Samedi dernier, une table ronde sur la réconciliation intercommunautaire a été clôturée à Lubumbashi après huit jours de discussions. Il s’agissait d’une initiative du président Félix Tshisekedi, avec une participation impressionnante : le Premier ministre, des gouverneurs, plusieurs ministres nationaux et provinciaux ont pris part à ces assises. Quelle était la raison de cette réunion ? A-t-elle réussi ?
C’est le sujet du dixième épisode de la saison 2 de Po na GEC, la capsule audio du Groupe d’étude sur le Congo (GEC) et d’Ebuteli, son partenaire de recherche en RDC, qui tente d’éclairer l’actualité du pays. Je suis Jason Stearns, directeur du GEC. Nous sommes le vendredi 6 mai 2022.
La réunion a abordé l’une des questions les plus sensibles de la politique katangaise : l’autochtonie. Depuis la création de l’Union minière du Katanga en 1906, la région a attiré des travailleurs de toutes les provinces, en particulier ceux du Kasaï. Cela a suscité le ressentiment des communautés locales dès 1936, lorsque le gouvernement colonial belge a nommé Albert Kabongo, un Kasaïen de la communauté Luba, comme chef de centre d’Elisabethville. Puis, en 1957, lors des premières élections communales du Congo, trois des quatre conseillers élus dans la ville étaient des Luba, le quatrième étant originaire du nord du Katanga.

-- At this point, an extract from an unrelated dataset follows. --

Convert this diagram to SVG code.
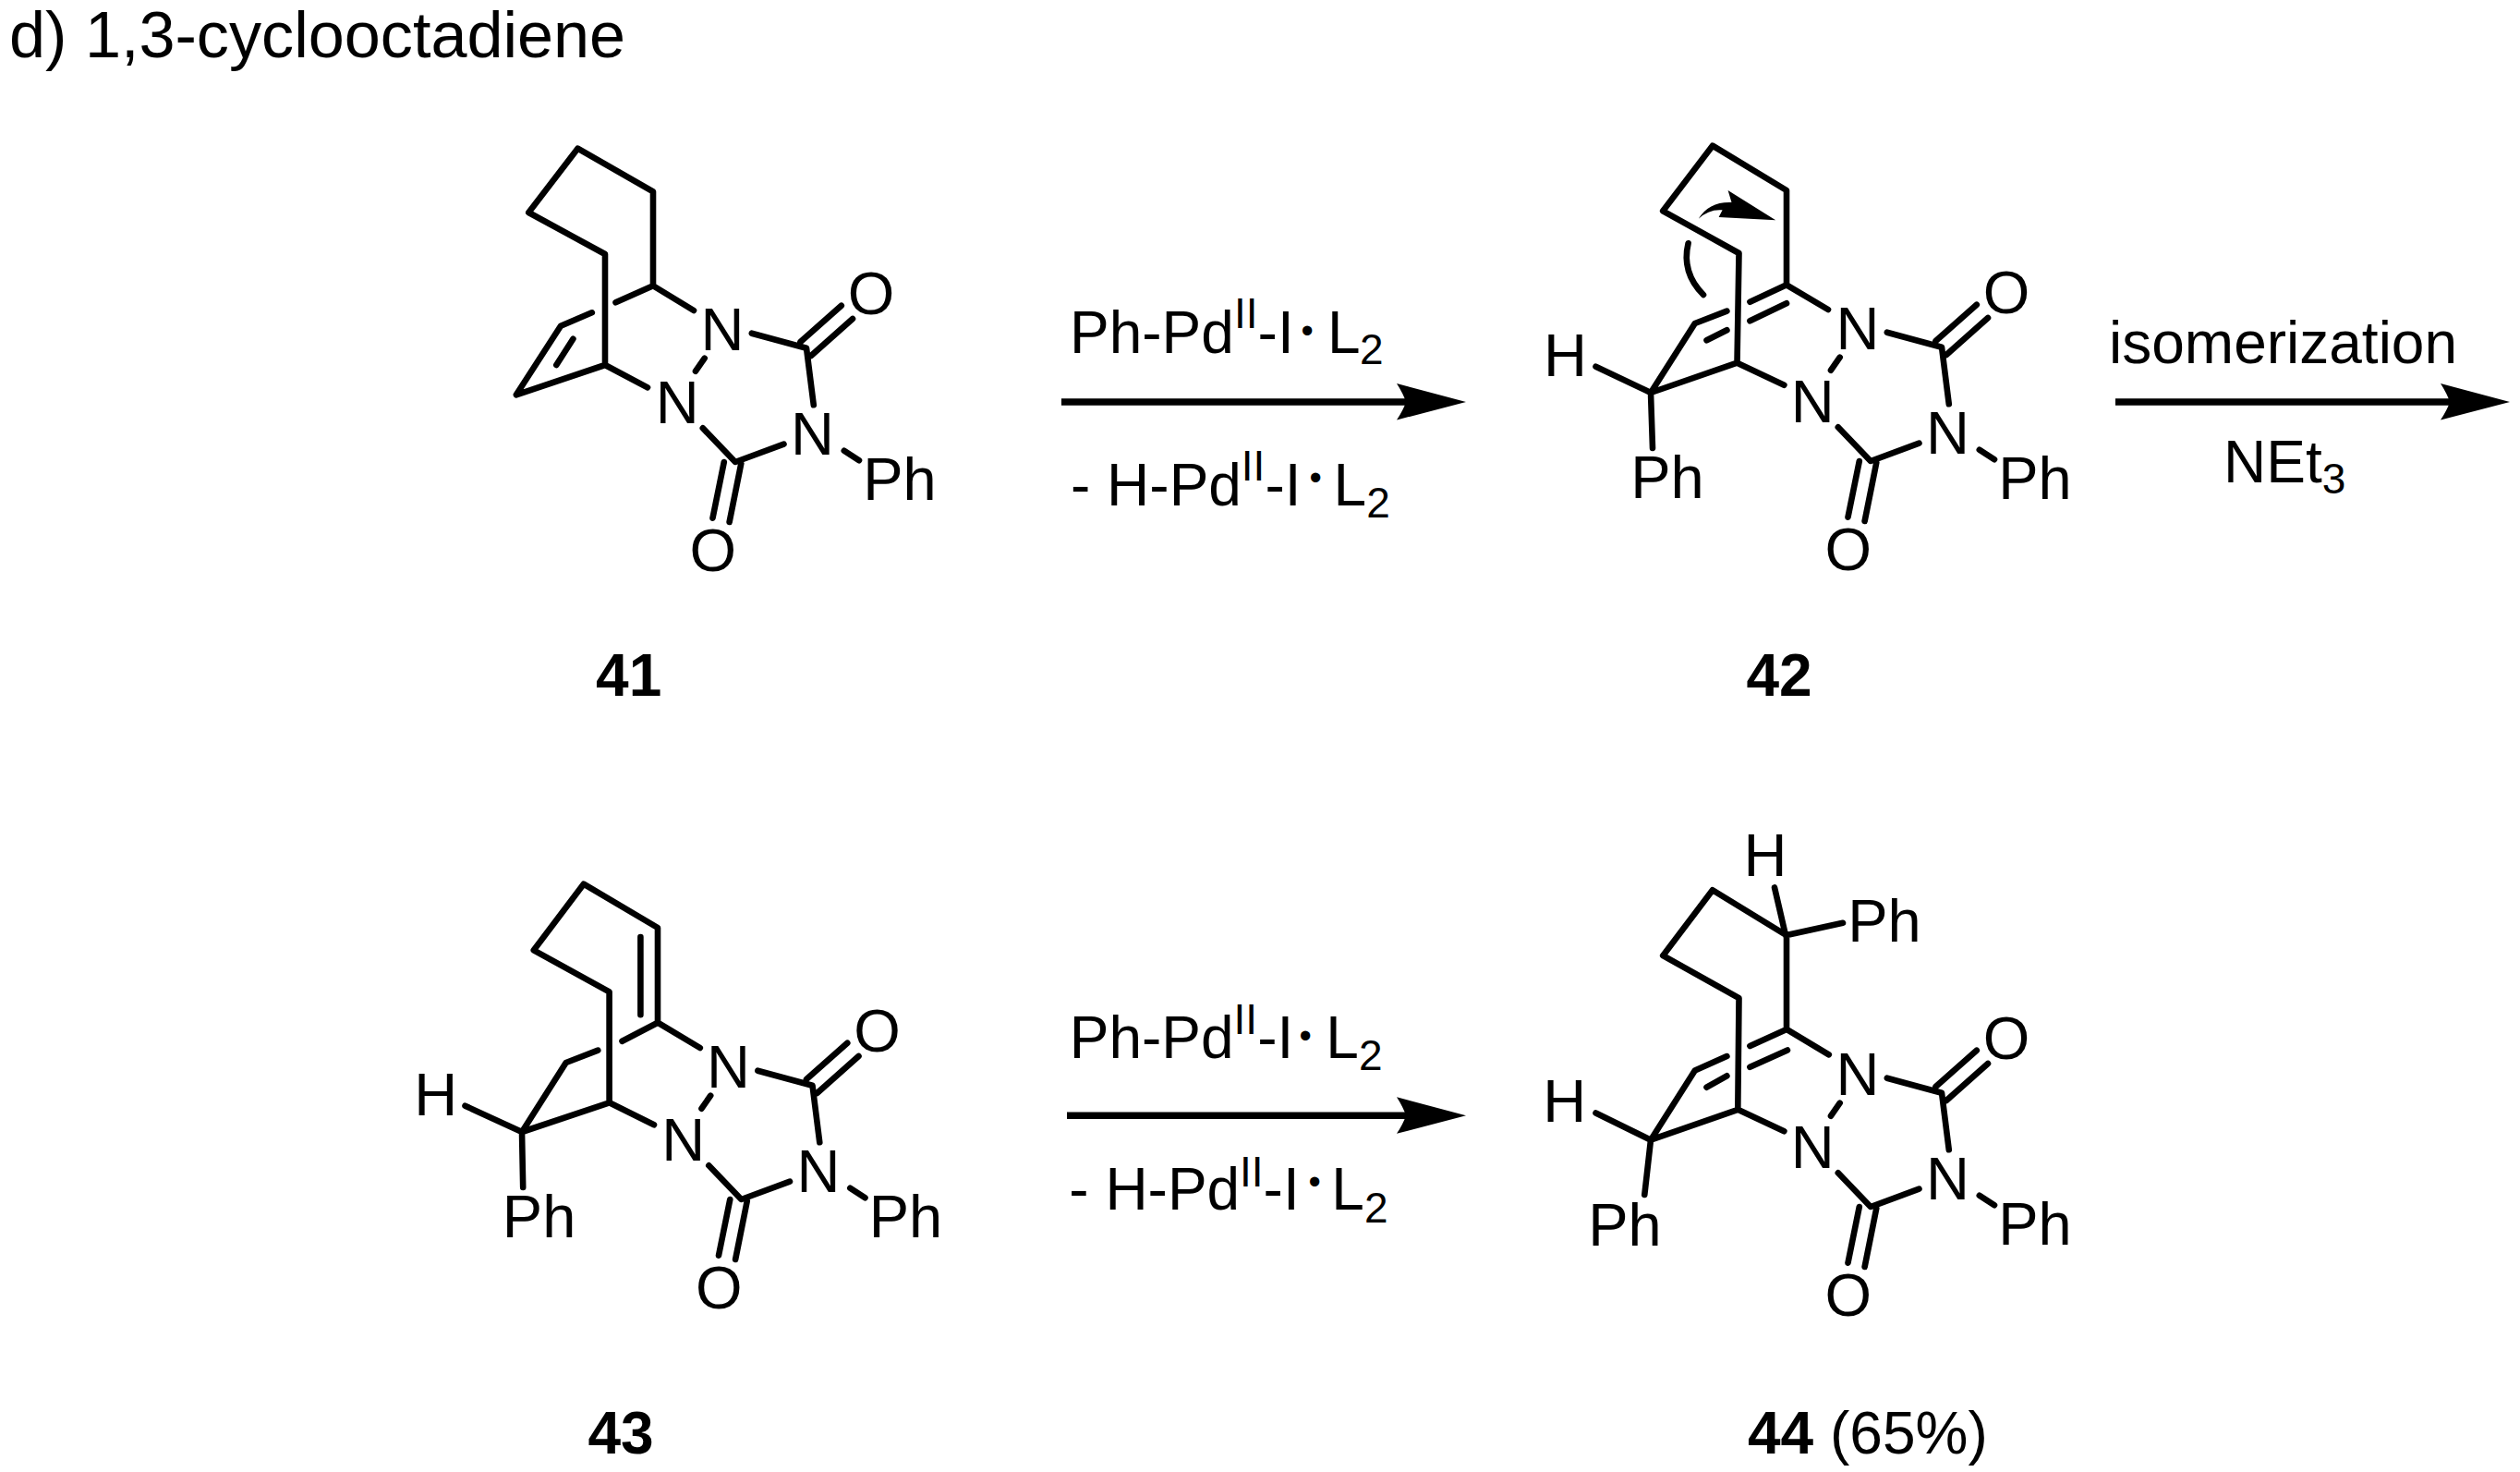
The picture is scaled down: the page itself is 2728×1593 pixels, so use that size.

Dans le passé, cependant, ce n’est que lorsque les politiciens ont manipulé ces ressentiments que ces derniers ont dégénéré en violence. Le cas le plus célèbre est survenu en 1991, lorsque le président Mobutu et le gouverneur Kyungu wa Kumwanza ont tous deux alimenté une campagne de divisionnisme et de discours de haine. Conséquence : plus de 100 000 Kasaïens, principalement des Luba, chassés de Kolwezi, Likasi et d’autres villes.
La situation actuelle est beaucoup moins dramatique, mais reste préoccupante. Au cours des dernières années, et de plus en plus depuis l’année dernière, des milliers de Kasaïens ont migré vers les villes minières de Likasi, Fungurume, Kasumbalesa, Kolwezi et Lubumbashi. En fait, leur nombre est difficile à estimer, mais certaines organisations locales indiquent que l’on pouvait compter des centaines d’arrivées par jour.
Les raisons de cette migration semblent largement liées à la détérioration de la situation économique et humanitaire dans les Kasaï. Ces déplacements ont provoqué des tensions avec d’autres communautés locales qui prétendent que les nouveaux arrivants sur place pourraient leur enlever des emplois ou saper leur pouvoir politique. Déjà, par exemple, parmi les 36 députés nationaux et provinciaux élus à Lubumbashi en 2018, seule une poignée est issue des communautés considérées comme originaires du Haut-Katanga.
Il n’y a pas encore eu de violences à grande échelle provoquées par cette migration récente. Et la situation est bien différente de celle de 1992 : à l’époque, Mobutu et Kyungu étaient confrontés au défi d’un parti d’opposition dirigé par Étienne Tshisekedi, que beaucoup considéraient comme ancré dans la communauté luba. Aujourd’hui, c’est un président issu de cette même communauté qui est au pouvoir et se trouve également en coalition avec le parti politique de Kyungu, l’UNAFEC.
Pourtant, au vu de l’ampleur des violences passées et de la généralisation de ces rancœurs, il y a de quoi s’inquiéter. Ce qui justifie cette table ronde. Et les tensions liées à l’appartenance surgissent également ailleurs : des protestations ont éclaté au Kasaï à propos d’une entreprise de construction de routes accusée d’avoir favorisé les travailleurs de l’ancienne province du Bandundu. Lors de récents pourparlers de paix de Nairobi, de nombreux participants ont articulé leurs griefs autour d’arguments similaires liés à l’autochtonie, la « géopolitique » à la congolaise.
Quelles solutions ont alors été proposées ? À l’issue de la table ronde de Lubumbashi, de nombreuses recommandations ont été formulées. Certaines d’entre elles semblent bénéficier d’un large soutien, comme par exemple : investir dans l’économie du Grand Kasaï, notamment en promouvant l’agriculture, en construisant des barrages hydroélectriques et des routes, et en développant de nouvelles activités minières. D’autres sont plus controversées, notamment la proposition d’exiger une feuille de route pour les personnes qui veulent traverser les frontières provinciales, car ceci pourrait entraîner des harcèlements et porter atteinte à la libre circulation des populations.
Avec les élections qui se profilent à l’horizon, des tensions communautaires risquent d’augmenter dans tout le pays. La façon dont les dirigeants politiques y répondront sera un indicateur de leur capacité à placer la cohésion nationale au-dessus des préoccupations partisanes et personnelles.